The seven-time Super Bowl champion posted on social media Sunday, one day before NFL free agency negotiations start, that he was coming out of retirement for a 23rd season with the Tampa Bay Buccaneers.
"These past two months I have realized my place is still on the field and not in the stands," Brady wrote. "I’m coming back for my 23rd season in Tampa. We have unfinished business."
ESPN NFL insider Jeff Darlington weighed in on the 44-year-old's reversal, telling "Good Morning America" that Brady left the window of opportunity open.

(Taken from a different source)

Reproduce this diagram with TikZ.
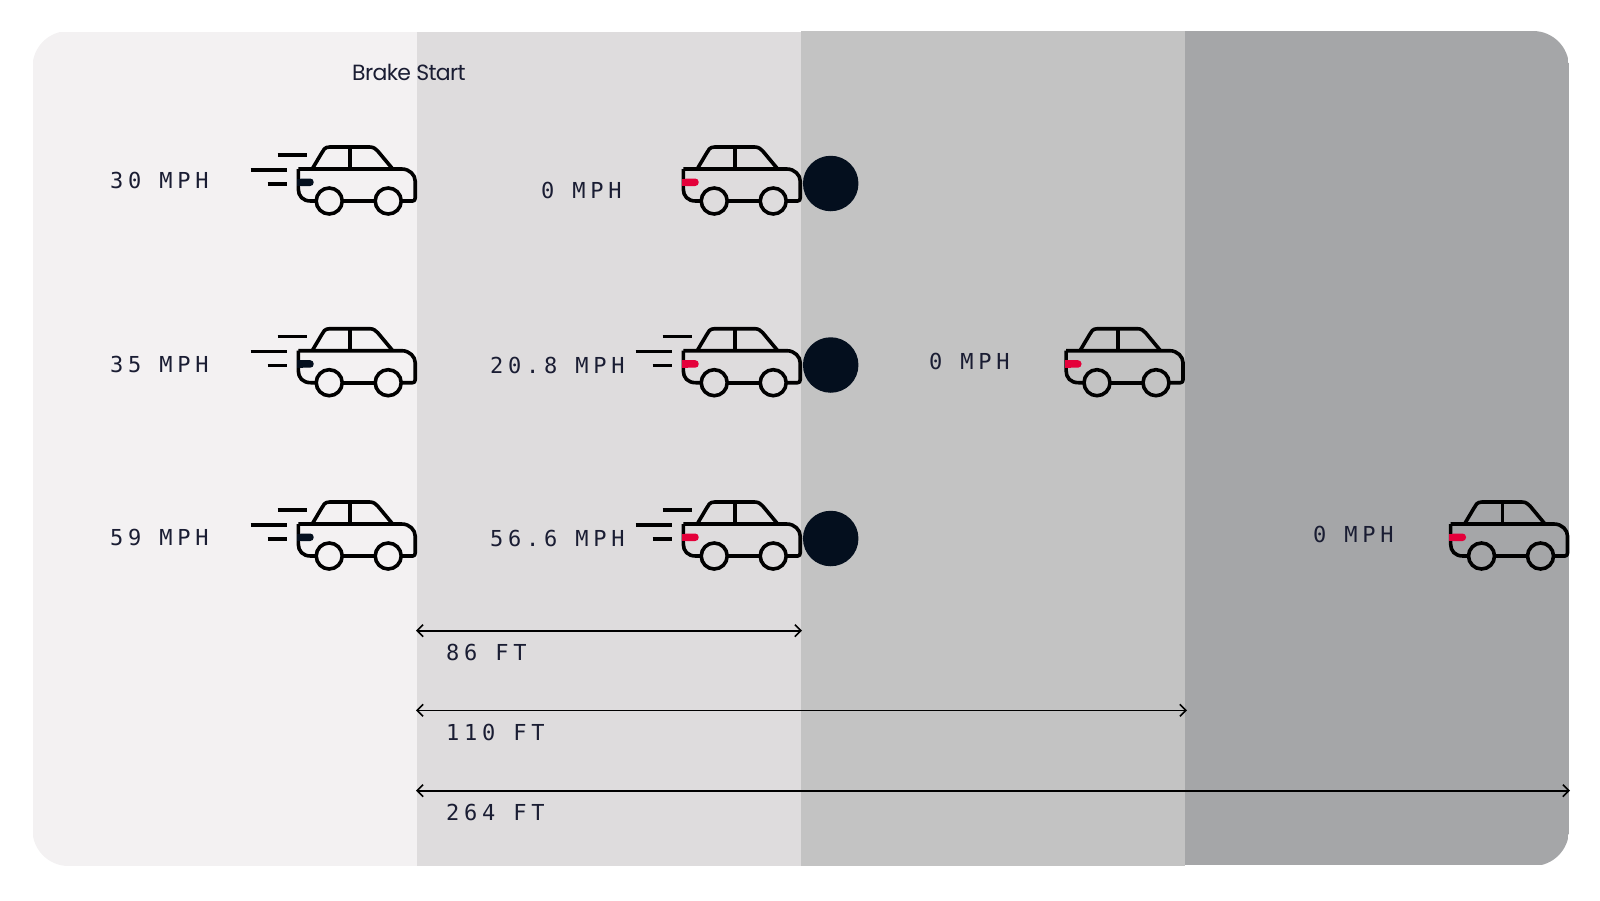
\documentclass[tikz,border=0pt]{standalone}
\usepackage{fontspec}
\setmainfont{Poppins}[LetterSpace=-3]
\newfontfamily\labfont[LetterSpace=21.5]{DejaVu Sans Mono}
\usetikzlibrary{arrows.meta}
\definecolor{ink}{HTML}{1A1D33}
\definecolor{navy}{HTML}{040F1E}
\definecolor{brakered}{HTML}{E4003A}
\definecolor{zoneA}{HTML}{F3F1F2}
\definecolor{zoneB}{HTML}{DEDCDD}
\definecolor{zoneC}{HTML}{C3C3C3}
\definecolor{zoneD}{HTML}{A5A6A8}
\tikzset{
  x=1pt,y=-1pt,
  monolabel/.style={font=\labfont\fontsize{22}{26}\selectfont,text=ink,inner sep=0pt,anchor=base west,yshift=-0.6pt},
  span/.style={draw=black,line width=1.6pt,{Straight Barb[length=6pt,width=12pt,line width=1.6pt]}-{Straight Barb[length=6pt,width=12pt,line width=1.6pt]}},
  carline/.style={draw=black,line width=3.6pt,line join=round},
  wheel/.style={draw=black,line width=3.6pt},
  pics/car/.style={code={
    \draw[carline] (0.6,0) -- (0.6,20) .. controls (0.6,27) and (5,32) .. (13,32) -- (19,32);
    \draw[carline] (0.6,0) -- (104,0) .. controls (112,0) and (117.5,6) .. (117.5,12) -- (117.5,29) .. controls (117.5,31) and (116.5,32) .. (115,32) -- (104,32);
    \draw[carline] (44,32) -- (79,32);
    \draw[carline] (14.5,0) -- (24,-16) .. controls (25.5,-19) and (27,-22) .. (32,-22) -- (72,-22) .. controls (76,-22) and (78,-20) .. (80,-18) -- (95,0);
    \draw[carline] (52.5,-22) -- (52.5,0);
    \draw[wheel] (31.5,32) circle (13);
    \draw[wheel] (90.5,32) circle (13);
    \fill[#1,rounded corners=3.5pt] (0,9.5) -- (16,9.5) -- (16,17) -- (0,17) -- cycle;
    \fill[#1] (-1,9.5) rectangle (5,17);
  }},
  pics/speedlines/.style={code={
    \draw[black,line width=3.4pt] (-20,-14) -- (9,-14);
    \draw[black,line width=3.4pt] (-47,1) -- (-11,1);
    \draw[black,line width=3.4pt] (-30,15) -- (-11,15);
  }},
  stopdot/.style={circle,fill=navy,minimum size=55.5pt,inner sep=0pt},
}
\begin{document}
\begin{tikzpicture}
\useasboundingbox (0,0) rectangle (1600,900);
\begin{scope}
  \clip[rounded corners=36pt] (32.5,31) rectangle (1569,866);
  \fill[zoneA] (32.5,31.7) rectangle (416.5,866);
  \fill[zoneB] (416.5,31.7) rectangle (801,866);
  \fill[zoneC] (801,31.3) rectangle (1185,865.5);
  \fill[zoneD] (1185,31) rectangle (1569,865);
\end{scope}
\node[font=\fontsize{22}{26}\selectfont,text=ink,inner sep=0pt,anchor=base west] (brake) at (352,80) {Brake Start};
% dots
\node[stopdot] (d1) at (830.7,183.5) {};
\node[stopdot] (d2) at (830.7,365) {};
\node[stopdot] (d3) at (830.7,538.5) {};
% cars
\pic at (297.7,169) {speedlines};
\pic at (297.7,169) {car=navy};
\pic at (297.7,350.7) {speedlines};
\pic at (297.7,350.7) {car=navy};
\pic at (297.7,524) {speedlines};
\pic at (297.7,524) {car=navy};
\pic at (682.7,169) {car=brakered};
\pic at (682.7,350.7) {speedlines};
\pic at (682.7,350.7) {car=brakered};
\pic at (682.7,524) {speedlines};
\pic at (682.7,524) {car=brakered};
\pic at (1065.5,350.7) {car=brakered};
\pic at (1450,524) {car=brakered};
% labels
\node[monolabel] (s1) at (110,188) {30 MPH};
\node[monolabel] (s2) at (110,372) {35 MPH};
\node[monolabel] (s3) at (110,545) {59 MPH};
\node[monolabel] (s4) at (541,198) {0 MPH};
\node[monolabel] (s5) at (490,373) {20.8 MPH};
\node[monolabel] (s6) at (490,546) {56.6 MPH};
\node[monolabel] (s7) at (929,369) {0 MPH};
\node[monolabel] (s8) at (1313,542) {0 MPH};
\node[monolabel] (f1) at (446,660) {86 FT};
\node[monolabel] (f2) at (446,740) {110 FT};
\node[monolabel] (f3) at (446,820) {264 FT};
% spans
\coordinate (a0) at (416,630.7); \coordinate (a1) at (802,630.7);
\coordinate (b0) at (416,710.3); \coordinate (b1) at (1187,710.3);
\coordinate (c0) at (416,790.7); \coordinate (c1) at (1570,790.7);
\draw[span] (a0) -- (a1);
\draw[span] (b0) -- (b1);
\draw[span] (c0) -- (c1);
\end{tikzpicture}
\end{document}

"I'd love to say that I was shocked, but just understanding the fact that the Bucks themselves sort of knew in the last few weeks that Tom Brady wasn't exactly fully committed to retirement, that there was some willingness to believe that ultimately Brady would come back," Darlington said.
When Brady said he would retire in January, the sports world celebrated him as the greatest quarterback that ever played the game. But even after his career seemed to be closing, Brady opened the door to playing almost immediately in an episode of his podcast.
"You know, you never say never," he hinted on "Let’s Go! with Tom Brady, Larry Fitzgerald and Jim Gray."
"It does feel a little bit surprising from the standpoint that Brady is always so methodical about his decision-making, always so decisive," Darlington said. "And in this case, ultimately just felt like he wasn't done yet. And maybe he was premature by ultimately thinking he was."
When asked what more he has to prove after his initial retirement announcement, Brady previously told "GMA": "I don’t think proving it for me is the motivation. Like I still want to play. I got like a little sickness in me that just wants to throw a frickin spiral. You know what I mean? Also about football once you stop you cant go back and do it. I got some more football in me. Not a lot and I know that, but what I got left I’m gonna give it everything I got."
Brady is not the first to change his mind about coming back to the gridiron; Green Bay Packers quarterback Brett Favre came out of retirement twice after his first attempt in 2008 to continue his 20-year NFL career that ultimately ended with the Minnesota Vikings in 2010.
Plus, Brady's 2021 stats speak for itself; he set a career-high 5,316 passing yards and led the league with 43 touchdown passes.
Longtime teammate Rob Gronkowski came out of his retirement when Brady first made the move from New England and followed him to Tampa Bay in 2020. Now, with free agency opening in just hours, fans of the football duo have speculated what this will mean for the tight end.
ABC News' T.J. Holmes also addressed the timing of Brady's update that upset some sports fans who thought the news took the spotlight from the student athletes playing in March Madness.
"The free agency opens at noon today and there is a suggestion that he was trying to get the news out there so the Tampa Bay Buccaneers could be in a better position to maybe resign some of the guys," Holmes explained. "Now it makes Tampa Bay more attractive. That might have something to do with it."